Start TASK INPUTS

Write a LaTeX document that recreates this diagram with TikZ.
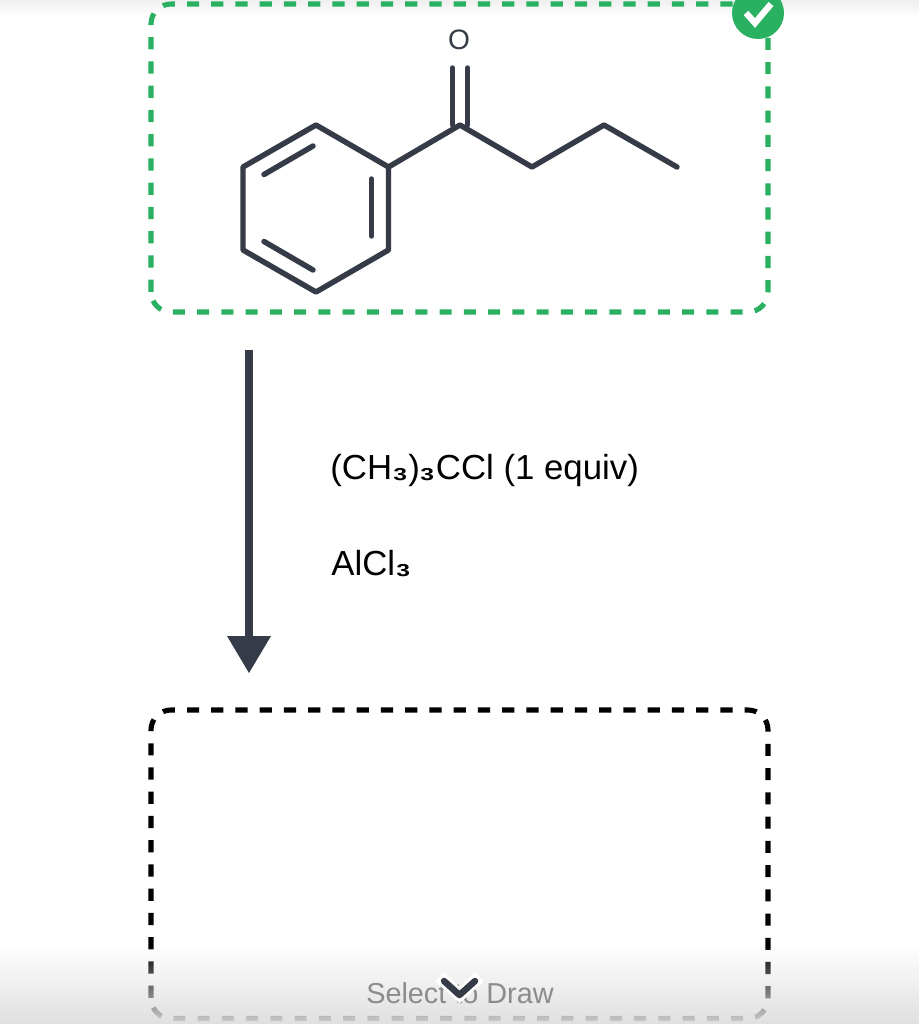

End TASK INPUTS
Start TASK INPUTS

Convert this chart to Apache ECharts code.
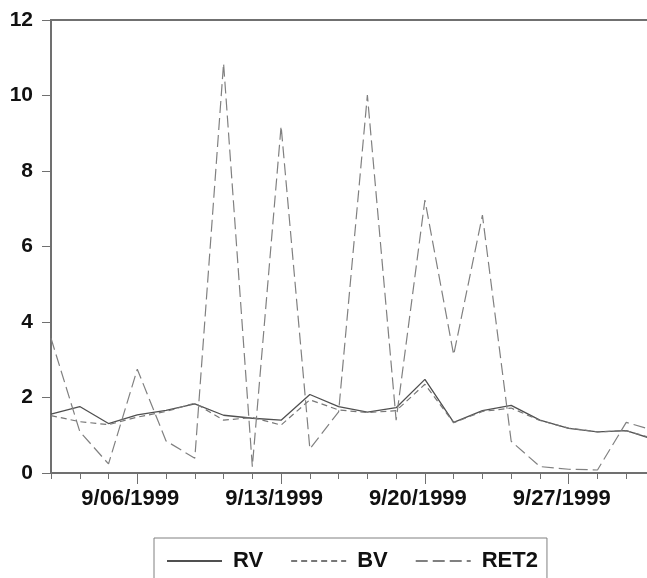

End TASK INPUTS
Start TASK INPUTS

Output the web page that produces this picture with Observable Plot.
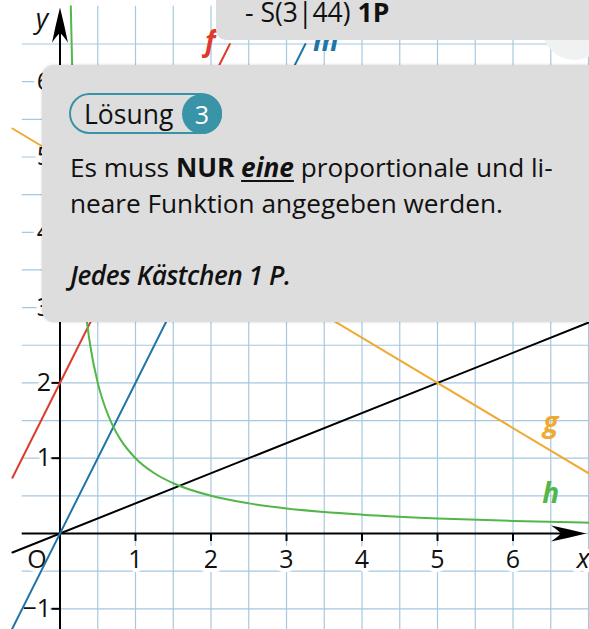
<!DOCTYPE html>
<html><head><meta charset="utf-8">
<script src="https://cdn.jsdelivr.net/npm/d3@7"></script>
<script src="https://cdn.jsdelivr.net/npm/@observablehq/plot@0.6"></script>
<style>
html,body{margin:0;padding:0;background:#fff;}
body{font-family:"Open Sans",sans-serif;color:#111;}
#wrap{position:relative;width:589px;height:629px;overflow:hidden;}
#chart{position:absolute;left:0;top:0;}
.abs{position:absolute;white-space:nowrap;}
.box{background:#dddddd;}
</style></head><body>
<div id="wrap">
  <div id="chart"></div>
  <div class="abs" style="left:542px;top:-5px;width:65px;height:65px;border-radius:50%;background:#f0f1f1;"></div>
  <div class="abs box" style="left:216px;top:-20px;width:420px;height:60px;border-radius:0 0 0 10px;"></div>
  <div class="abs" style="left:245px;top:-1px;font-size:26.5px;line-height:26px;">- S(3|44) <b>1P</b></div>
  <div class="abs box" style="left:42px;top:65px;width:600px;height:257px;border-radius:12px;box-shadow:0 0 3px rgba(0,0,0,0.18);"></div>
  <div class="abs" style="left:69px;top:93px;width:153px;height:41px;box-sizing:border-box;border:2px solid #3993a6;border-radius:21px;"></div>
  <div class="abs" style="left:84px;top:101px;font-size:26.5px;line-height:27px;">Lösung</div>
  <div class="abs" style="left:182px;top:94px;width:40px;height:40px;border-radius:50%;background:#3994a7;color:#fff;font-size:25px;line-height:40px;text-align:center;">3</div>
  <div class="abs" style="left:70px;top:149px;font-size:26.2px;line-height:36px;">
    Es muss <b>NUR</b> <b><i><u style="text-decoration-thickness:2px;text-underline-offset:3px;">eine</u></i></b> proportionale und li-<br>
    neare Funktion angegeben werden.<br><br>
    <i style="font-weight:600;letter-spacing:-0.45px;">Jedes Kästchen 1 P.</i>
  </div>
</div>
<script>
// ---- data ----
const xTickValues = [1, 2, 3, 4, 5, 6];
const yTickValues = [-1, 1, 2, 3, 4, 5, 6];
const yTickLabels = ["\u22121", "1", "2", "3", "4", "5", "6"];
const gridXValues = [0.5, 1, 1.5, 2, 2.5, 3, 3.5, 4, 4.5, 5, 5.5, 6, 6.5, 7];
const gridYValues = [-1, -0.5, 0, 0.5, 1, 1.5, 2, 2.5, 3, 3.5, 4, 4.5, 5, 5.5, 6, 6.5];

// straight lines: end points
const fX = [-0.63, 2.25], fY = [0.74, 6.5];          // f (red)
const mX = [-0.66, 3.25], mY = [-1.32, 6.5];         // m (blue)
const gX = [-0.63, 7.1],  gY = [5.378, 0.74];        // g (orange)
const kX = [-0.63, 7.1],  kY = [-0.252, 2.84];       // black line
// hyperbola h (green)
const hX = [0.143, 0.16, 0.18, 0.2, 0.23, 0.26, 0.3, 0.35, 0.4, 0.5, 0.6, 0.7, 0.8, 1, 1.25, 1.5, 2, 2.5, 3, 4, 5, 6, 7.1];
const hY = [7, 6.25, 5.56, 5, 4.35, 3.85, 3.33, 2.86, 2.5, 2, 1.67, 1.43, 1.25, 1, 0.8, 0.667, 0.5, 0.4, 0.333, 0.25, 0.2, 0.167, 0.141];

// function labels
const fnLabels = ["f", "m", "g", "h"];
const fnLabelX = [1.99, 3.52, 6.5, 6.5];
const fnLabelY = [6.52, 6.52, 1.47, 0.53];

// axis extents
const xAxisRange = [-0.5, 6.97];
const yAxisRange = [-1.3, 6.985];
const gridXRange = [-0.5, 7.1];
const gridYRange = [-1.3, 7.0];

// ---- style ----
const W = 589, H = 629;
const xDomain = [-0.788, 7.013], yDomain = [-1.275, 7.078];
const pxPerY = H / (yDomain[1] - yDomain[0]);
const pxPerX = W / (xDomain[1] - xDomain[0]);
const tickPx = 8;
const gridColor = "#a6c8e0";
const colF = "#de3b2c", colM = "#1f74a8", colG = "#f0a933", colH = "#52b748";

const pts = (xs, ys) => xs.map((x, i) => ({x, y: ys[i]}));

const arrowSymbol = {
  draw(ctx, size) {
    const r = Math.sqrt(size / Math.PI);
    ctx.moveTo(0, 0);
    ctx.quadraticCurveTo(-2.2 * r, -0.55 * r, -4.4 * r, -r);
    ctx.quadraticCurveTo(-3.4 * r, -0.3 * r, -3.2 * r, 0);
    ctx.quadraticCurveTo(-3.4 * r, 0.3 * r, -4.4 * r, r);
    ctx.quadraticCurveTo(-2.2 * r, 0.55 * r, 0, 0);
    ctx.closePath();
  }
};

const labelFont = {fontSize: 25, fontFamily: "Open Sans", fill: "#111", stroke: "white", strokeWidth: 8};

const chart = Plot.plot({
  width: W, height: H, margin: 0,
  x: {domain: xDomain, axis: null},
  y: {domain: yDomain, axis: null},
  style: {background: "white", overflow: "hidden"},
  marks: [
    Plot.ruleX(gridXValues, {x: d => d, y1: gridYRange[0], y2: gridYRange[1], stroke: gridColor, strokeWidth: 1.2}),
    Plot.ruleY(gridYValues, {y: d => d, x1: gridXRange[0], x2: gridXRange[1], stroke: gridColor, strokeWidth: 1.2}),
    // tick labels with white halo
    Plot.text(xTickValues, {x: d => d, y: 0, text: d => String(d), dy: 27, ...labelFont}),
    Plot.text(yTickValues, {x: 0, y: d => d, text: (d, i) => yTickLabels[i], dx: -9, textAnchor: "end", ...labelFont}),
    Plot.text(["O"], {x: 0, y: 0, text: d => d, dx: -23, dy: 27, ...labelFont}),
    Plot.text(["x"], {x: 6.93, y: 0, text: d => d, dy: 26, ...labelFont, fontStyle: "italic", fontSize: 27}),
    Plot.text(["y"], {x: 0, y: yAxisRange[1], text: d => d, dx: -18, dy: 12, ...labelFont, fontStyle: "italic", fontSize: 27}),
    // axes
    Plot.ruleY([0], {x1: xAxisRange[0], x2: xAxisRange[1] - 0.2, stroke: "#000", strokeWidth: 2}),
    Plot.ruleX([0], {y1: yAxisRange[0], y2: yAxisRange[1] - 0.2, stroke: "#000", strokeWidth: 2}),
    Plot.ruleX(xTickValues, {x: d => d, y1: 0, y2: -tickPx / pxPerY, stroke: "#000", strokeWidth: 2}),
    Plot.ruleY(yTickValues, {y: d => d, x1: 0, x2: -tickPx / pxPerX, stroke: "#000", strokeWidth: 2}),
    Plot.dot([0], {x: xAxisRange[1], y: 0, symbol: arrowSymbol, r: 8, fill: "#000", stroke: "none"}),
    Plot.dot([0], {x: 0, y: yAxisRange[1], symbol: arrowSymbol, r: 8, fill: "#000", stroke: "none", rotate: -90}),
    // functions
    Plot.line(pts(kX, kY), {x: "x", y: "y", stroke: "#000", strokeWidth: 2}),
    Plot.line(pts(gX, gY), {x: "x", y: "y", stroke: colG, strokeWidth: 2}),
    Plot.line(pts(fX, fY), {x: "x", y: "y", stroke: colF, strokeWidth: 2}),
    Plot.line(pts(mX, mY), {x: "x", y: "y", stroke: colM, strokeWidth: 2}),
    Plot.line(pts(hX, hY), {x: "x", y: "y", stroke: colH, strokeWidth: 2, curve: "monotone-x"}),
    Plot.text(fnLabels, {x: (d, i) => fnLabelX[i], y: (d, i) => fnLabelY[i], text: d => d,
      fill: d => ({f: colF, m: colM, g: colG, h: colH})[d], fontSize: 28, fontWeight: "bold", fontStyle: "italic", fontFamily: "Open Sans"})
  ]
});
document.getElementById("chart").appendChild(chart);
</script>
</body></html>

End TASK INPUTS

**THE REQUEST**
Pull out all lines containing "with".

**TASK SOLUTION**
Write a LaTeX document that recreates this diagram with TikZ.
Output the web page that produces this picture with Observable Plot.
    // tick labels with white halo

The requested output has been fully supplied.